By Larry Legend
Every year America’s sport is bureaucratized as an arbitrary ensemble of “baseball’s elite” dictates to us fans who of our sport’s greats they deem worthy of being enshrined in their museum up in Cooperstown. They decided long ago that a certain era of baseball should be erased as they snubbed their nose at the discovery of PEDs in the sport.
This year 397 of these “experts” got together and resubmitted the newest edition of their diatribe on the careers of players like Barry Bonds and Roger Clemens. They reminded us that Bond’s 762 career home runs are irrelevant and that Clemens’ Cy Young awards are trivial. These sport’s writers once again told me and you that their disgust at the vice of such players supersedes all career accomplishments. This indictment on certain players was to be expected as it is every vote, and surprised no one.
One thing that came as a surprise to me this vote was, however, the way in which 396 of these 397 ballots came together. This year was the first that Derek “The Captain” Jeter was eligible. Jeter is well known to all of us as the clean-cut Yankee’s All-Star from the late 90s through 2000s, a player with over 3,000 career hits and a .310 batting average. Jeter is by no means a power hitter with roughly one-third of the career home runs as his longtime teammate A-Rod (a player not likely to be voted into the HOF anytime soon), but I have nothing but “re2pect” for Jeter’s ability hit for contact as sixth all-time on the hits list.
What may come as a surprise to some 396 vote casters is that Jeter also had a position in the field – he was the Yankee’s short stop. The SS is arguably the most important fielding position second only to catcher by most analytics.
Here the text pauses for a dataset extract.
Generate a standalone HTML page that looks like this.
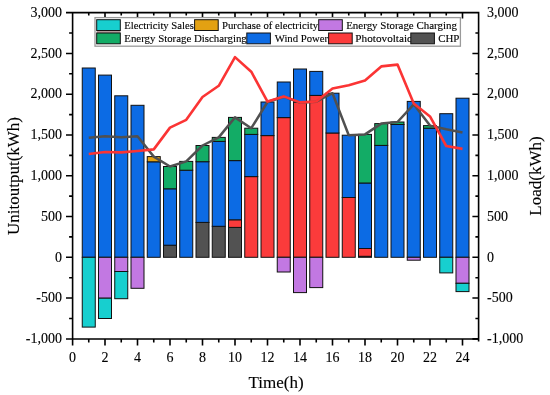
<!DOCTYPE html><html><head><meta charset="utf-8"><style>html,body{margin:0;padding:0;background:#fff;}svg{display:block;}text{font-family:"Liberation Serif","Times New Roman",serif;fill:#000;stroke:#000;stroke-width:0.12px;}</style></head><body>
<svg width="550" height="395" viewBox="0 0 550 395">
<rect width="550" height="395" fill="#fff"/>
<g stroke="#111" stroke-width="1">
<rect x="82.25" y="68.00" width="13.00" height="189.30" fill="#0c6be4"/>
<rect x="82.25" y="257.30" width="13.00" height="69.80" fill="#17cfcf"/>
<rect x="98.50" y="75.10" width="13.00" height="182.20" fill="#0c6be4"/>
<rect x="98.50" y="257.30" width="13.00" height="40.90" fill="#c278e2"/>
<rect x="98.50" y="298.20" width="13.00" height="20.30" fill="#17cfcf"/>
<rect x="114.75" y="95.80" width="13.00" height="161.50" fill="#0c6be4"/>
<rect x="114.75" y="257.30" width="13.00" height="14.20" fill="#c278e2"/>
<rect x="114.75" y="271.50" width="13.00" height="27.20" fill="#17cfcf"/>
<rect x="131.00" y="105.30" width="13.00" height="152.00" fill="#0c6be4"/>
<rect x="131.00" y="257.30" width="13.00" height="31.00" fill="#c278e2"/>
<rect x="147.25" y="161.80" width="13.00" height="95.50" fill="#0c6be4"/>
<rect x="147.25" y="156.60" width="13.00" height="5.20" fill="#e3a112"/>
<rect x="163.50" y="245.20" width="13.00" height="12.10" fill="#525252"/>
<rect x="163.50" y="188.80" width="13.00" height="56.40" fill="#0c6be4"/>
<rect x="163.50" y="166.50" width="13.00" height="22.30" fill="#13ac66"/>
<rect x="179.75" y="170.20" width="13.00" height="87.10" fill="#0c6be4"/>
<rect x="179.75" y="161.40" width="13.00" height="8.80" fill="#13ac66"/>
<rect x="196.00" y="222.40" width="13.00" height="34.90" fill="#525252"/>
<rect x="196.00" y="161.70" width="13.00" height="60.70" fill="#0c6be4"/>
<rect x="196.00" y="145.50" width="13.00" height="16.20" fill="#13ac66"/>
<rect x="212.25" y="226.30" width="13.00" height="31.00" fill="#525252"/>
<rect x="212.25" y="141.40" width="13.00" height="84.90" fill="#0c6be4"/>
<rect x="212.25" y="137.40" width="13.00" height="4.00" fill="#13ac66"/>
<rect x="228.50" y="227.40" width="13.00" height="29.90" fill="#525252"/>
<rect x="228.50" y="219.80" width="13.00" height="7.60" fill="#fb3b3b"/>
<rect x="228.50" y="160.60" width="13.00" height="59.20" fill="#0c6be4"/>
<rect x="228.50" y="117.40" width="13.00" height="43.20" fill="#13ac66"/>
<rect x="244.75" y="176.60" width="13.00" height="80.70" fill="#fb3b3b"/>
<rect x="244.75" y="134.40" width="13.00" height="42.20" fill="#0c6be4"/>
<rect x="244.75" y="128.20" width="13.00" height="6.20" fill="#13ac66"/>
<rect x="261.00" y="135.60" width="13.00" height="121.70" fill="#fb3b3b"/>
<rect x="261.00" y="102.00" width="13.00" height="33.60" fill="#0c6be4"/>
<rect x="277.25" y="117.60" width="13.00" height="139.70" fill="#fb3b3b"/>
<rect x="277.25" y="82.00" width="13.00" height="35.60" fill="#0c6be4"/>
<rect x="277.25" y="257.30" width="13.00" height="14.70" fill="#c278e2"/>
<rect x="293.50" y="102.00" width="13.00" height="155.30" fill="#fb3b3b"/>
<rect x="293.50" y="69.00" width="13.00" height="33.00" fill="#0c6be4"/>
<rect x="293.50" y="257.30" width="13.00" height="35.30" fill="#c278e2"/>
<rect x="309.75" y="95.40" width="13.00" height="161.90" fill="#fb3b3b"/>
<rect x="309.75" y="71.40" width="13.00" height="24.00" fill="#0c6be4"/>
<rect x="309.75" y="257.30" width="13.00" height="30.30" fill="#c278e2"/>
<rect x="326.00" y="133.00" width="13.00" height="124.30" fill="#fb3b3b"/>
<rect x="326.00" y="93.20" width="13.00" height="39.80" fill="#0c6be4"/>
<rect x="342.25" y="197.50" width="13.00" height="59.80" fill="#fb3b3b"/>
<rect x="342.25" y="135.20" width="13.00" height="62.30" fill="#0c6be4"/>
<rect x="358.50" y="256.30" width="13.00" height="1.00" fill="#525252"/>
<rect x="358.50" y="248.50" width="13.00" height="7.80" fill="#fb3b3b"/>
<rect x="358.50" y="183.00" width="13.00" height="65.50" fill="#0c6be4"/>
<rect x="358.50" y="134.40" width="13.00" height="48.60" fill="#13ac66"/>
<rect x="374.75" y="145.40" width="13.00" height="111.90" fill="#0c6be4"/>
<rect x="374.75" y="123.60" width="13.00" height="21.80" fill="#13ac66"/>
<rect x="391.00" y="124.50" width="13.00" height="132.80" fill="#0c6be4"/>
<rect x="391.00" y="122.00" width="13.00" height="2.50" fill="#13ac66"/>
<rect x="407.25" y="101.40" width="13.00" height="155.90" fill="#0c6be4"/>
<rect x="407.25" y="257.30" width="13.00" height="2.90" fill="#c278e2"/>
<rect x="423.50" y="128.20" width="13.00" height="129.10" fill="#0c6be4"/>
<rect x="423.50" y="125.60" width="13.00" height="2.60" fill="#13ac66"/>
<rect x="439.75" y="113.70" width="13.00" height="143.60" fill="#0c6be4"/>
<rect x="439.75" y="257.30" width="13.00" height="15.60" fill="#17cfcf"/>
<rect x="456.00" y="98.20" width="13.00" height="159.10" fill="#0c6be4"/>
<rect x="456.00" y="257.30" width="13.00" height="26.00" fill="#c278e2"/>
<rect x="456.00" y="283.30" width="13.00" height="8.30" fill="#17cfcf"/>
</g>
<polyline points="88.75,137.80 105.00,136.30 121.25,137.20 137.50,136.30 153.75,156.60 170.00,166.50 186.25,161.40 202.50,145.50 218.75,137.40 235.00,117.40 251.25,128.20 267.50,102.00 283.75,96.70 300.00,102.60 316.25,101.70 332.50,93.20 348.75,135.20 365.00,134.40 381.25,123.60 397.50,122.00 413.75,104.30 430.00,125.60 446.25,129.30 462.50,132.50" fill="none" stroke="#505050" stroke-width="2.5" stroke-linejoin="round"/>
<polyline points="88.75,154.00 105.00,152.00 121.25,152.40 137.50,151.00 153.75,149.40 170.00,127.60 186.25,119.80 202.50,97.00 218.75,85.80 235.00,57.10 251.25,71.70 267.50,101.60 283.75,96.40 300.00,102.40 316.25,101.50 332.50,88.60 348.75,85.20 365.00,80.60 381.25,66.40 397.50,64.60 413.75,103.50 430.00,116.40 446.25,146.00 462.50,148.90" fill="none" stroke="#fb3434" stroke-width="2.6" stroke-linejoin="round"/>
<g stroke="#000" stroke-width="1.6" fill="none">
<path d="M72.6,11.799999999999999V345.5M66.0,12.6H479.40000000000003M66.0,339.0H479.40000000000003M478.6,11.799999999999999V341.5"/>
<path d="M88.75,339.0v3.5M88.75,12.6v3M105.00,339.0v6.5M105.00,12.6v6M121.25,339.0v3.5M121.25,12.6v3M137.50,339.0v6.5M137.50,12.6v6M153.75,339.0v3.5M153.75,12.6v3M170.00,339.0v6.5M170.00,12.6v6M186.25,339.0v3.5M186.25,12.6v3M202.50,339.0v6.5M202.50,12.6v6M218.75,339.0v3.5M218.75,12.6v3M235.00,339.0v6.5M235.00,12.6v6M251.25,339.0v3.5M251.25,12.6v3M267.50,339.0v6.5M267.50,12.6v6M283.75,339.0v3.5M283.75,12.6v3M300.00,339.0v6.5M300.00,12.6v6M316.25,339.0v3.5M316.25,12.6v3M332.50,339.0v6.5M332.50,12.6v6M348.75,339.0v3.5M348.75,12.6v3M365.00,339.0v6.5M365.00,12.6v6M381.25,339.0v3.5M381.25,12.6v3M397.50,339.0v6.5M397.50,12.6v6M413.75,339.0v3.5M413.75,12.6v3M430.00,339.0v6.5M430.00,12.6v6M446.25,339.0v3.5M446.25,12.6v3M462.50,339.0v6.5M462.50,12.6v6M478.6,338.85h-6.2M72.6,318.46h-3.5M478.6,318.46h-3.2M72.6,298.07h-6.6M478.6,298.07h-6.2M72.6,277.69h-3.5M478.6,277.69h-3.2M72.6,257.30h-6.6M478.6,257.30h-6.2M72.6,236.91h-3.5M478.6,236.91h-3.2M72.6,216.53h-6.6M478.6,216.53h-6.2M72.6,196.14h-3.5M478.6,196.14h-3.2M72.6,175.75h-6.6M478.6,175.75h-6.2M72.6,155.36h-3.5M478.6,155.36h-3.2M72.6,134.98h-6.6M478.6,134.98h-6.2M72.6,114.59h-3.5M478.6,114.59h-3.2M72.6,94.20h-6.6M478.6,94.20h-6.2M72.6,73.81h-3.5M478.6,73.81h-3.2M72.6,53.43h-6.6M478.6,53.43h-6.2M72.6,33.04h-3.5M478.6,33.04h-3.2"/>
</g>
<g font-size="14">
<text x="62" y="343.05" text-anchor="end">-1,000</text>
<text x="487" y="343.05">-1,000</text>
<text x="62" y="302.27" text-anchor="end">-500</text>
<text x="487" y="302.27">-500</text>
<text x="62" y="261.50" text-anchor="end">0</text>
<text x="487" y="261.50">0</text>
<text x="62" y="220.72" text-anchor="end">500</text>
<text x="487" y="220.72">500</text>
<text x="62" y="179.95" text-anchor="end">1,000</text>
<text x="487" y="179.95">1,000</text>
<text x="62" y="139.18" text-anchor="end">1,500</text>
<text x="487" y="139.18">1,500</text>
<text x="62" y="98.40" text-anchor="end">2,000</text>
<text x="487" y="98.40">2,000</text>
<text x="62" y="57.63" text-anchor="end">2,500</text>
<text x="487" y="57.63">2,500</text>
<text x="62" y="16.85" text-anchor="end">3,000</text>
<text x="487" y="16.85">3,000</text>
<text x="72.50" y="361.5" text-anchor="middle">0</text>
<text x="105.00" y="361.5" text-anchor="middle">2</text>
<text x="137.50" y="361.5" text-anchor="middle">4</text>
<text x="170.00" y="361.5" text-anchor="middle">6</text>
<text x="202.50" y="361.5" text-anchor="middle">8</text>
<text x="235.00" y="361.5" text-anchor="middle">10</text>
<text x="267.50" y="361.5" text-anchor="middle">12</text>
<text x="300.00" y="361.5" text-anchor="middle">14</text>
<text x="332.50" y="361.5" text-anchor="middle">16</text>
<text x="365.00" y="361.5" text-anchor="middle">18</text>
<text x="397.50" y="361.5" text-anchor="middle">20</text>
<text x="430.00" y="361.5" text-anchor="middle">22</text>
<text x="462.50" y="361.5" text-anchor="middle">24</text>
</g>
<text x="276" y="387.8" font-size="17" text-anchor="middle">Time(h)</text>
<text transform="translate(19,176) rotate(-90)" font-size="17" text-anchor="middle">Unitoutput(kWh)</text>
<text transform="translate(541.3,176) rotate(-90)" font-size="17" text-anchor="middle">Load(kWh)</text>
<rect x="95" y="17.6" width="365.4" height="28.6" fill="#fff" stroke="#9a9a9a" stroke-width="1.3"/>
<rect x="96.7" y="30.5" width="23.6" height="2.7" fill="#b49c9c"/>
<text x="124.30" y="28.80" font-size="10.8" textLength="69.60" lengthAdjust="spacingAndGlyphs">Electricity Sales</text>
<text x="222.00" y="28.80" font-size="10.8" textLength="96.00" lengthAdjust="spacingAndGlyphs">Purchase of electricity</text>
<text x="346.20" y="28.80" font-size="10.8" textLength="110.80" lengthAdjust="spacingAndGlyphs">Energy Storage Charging</text>
<text x="124.30" y="42.10" font-size="10.8" textLength="122.50" lengthAdjust="spacingAndGlyphs">Energy Storage Discharging</text>
<text x="274.70" y="42.10" font-size="10.8" textLength="53.50" lengthAdjust="spacingAndGlyphs">Wind Power</text>
<text x="355.30" y="42.10" font-size="10.8" textLength="56.80" lengthAdjust="spacingAndGlyphs">Photovoltaic</text>
<text x="438.20" y="42.10" font-size="10.8" textLength="21.20" lengthAdjust="spacingAndGlyphs">CHP</text>
<rect x="96.7" y="19.7" width="23.6" height="10.8" fill="#17cfcf" stroke="#111" stroke-width="1"/>
<rect x="194.6" y="19.7" width="23.6" height="10.8" fill="#e3a112" stroke="#111" stroke-width="1"/>
<rect x="318.7" y="19.7" width="23.6" height="10.8" fill="#c278e2" stroke="#111" stroke-width="1"/>
<rect x="96.7" y="33.0" width="23.6" height="10.8" fill="#13ac66" stroke="#111" stroke-width="1"/>
<rect x="246.8" y="33.0" width="23.6" height="10.8" fill="#0c6be4" stroke="#111" stroke-width="1"/>
<rect x="328.6" y="33.0" width="23.6" height="10.8" fill="#fb3b3b" stroke="#111" stroke-width="1"/>
<rect x="410.8" y="33.0" width="23.6" height="10.8" fill="#525252" stroke="#111" stroke-width="1"/>
</svg></body></html>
Given its high importance, one would assume that a first-ballot Hall of fame SS would be a solid glove; a SS will bat once every 9 outs but will field for the entire half of the game.
This is not the case: Jeter is one of the worst fielding shortstops to ever take the diamond and by far the worst to ever be permitted to take it over and over again. He has some of the worst fielding range in the metric’s history and owns the record for last in defensive runs saved at -152 runs from 2003-2014, lapping second-place Prince Fielder at a mere -93 runs. His career defensive WAR of -14.7 serves as a permanent reminder that the Yankees would have won 14 to 15 more games if they let some AAA call-up take the field in his place.
By any and all ways of looking at it, Jeter was a liability in the field and frankly sucked at his position. The only way he was able to justify allowing so many runs to the other team in the field was his ability to get on base as the sixth all-time leader in hits. Was he so good at hitting that he should hold the record for the highest percent of first-ballot votes for a position player and join Mariano Rivera in that inner sanctum of Cooperstown? 396 sports journalists thought so and put him above Ken Griffey Jr.in 2016 for record percentage of votes to a position player.
Jeter’s only justification to his greatness is his ability to hit for contact and as sixth all time in hits, and we are to believe that he is among the greatest to ever play the sport? As we climb the all-time hits list to the top we find a Pete Rose. Pete Rose went on to coach and famously was banned from baseball for gambling (on his own team…). Pete Rose had nearly 1000 more hits than Jeter during his career. Jeter’s hitting ability was enough to excuse the worst defensive career in baseball history and Pete Rose’s far superior ability to hit doesn’t justify the fact that he bet (ON HIMSELF) to win.
The hypocrisy in this charade has gone on long enough. It’s high time we leave Cooperstown in the dusty remote village it is and create a real hall of fame. One that has Bonds and Clemens in the center. One that celebrates winning and talent. One that includes the sport’s all-time leader in hits. One that will even make room for the sports sixth all-time leader in hits, maybe on a second ballot, and definitely as a DH.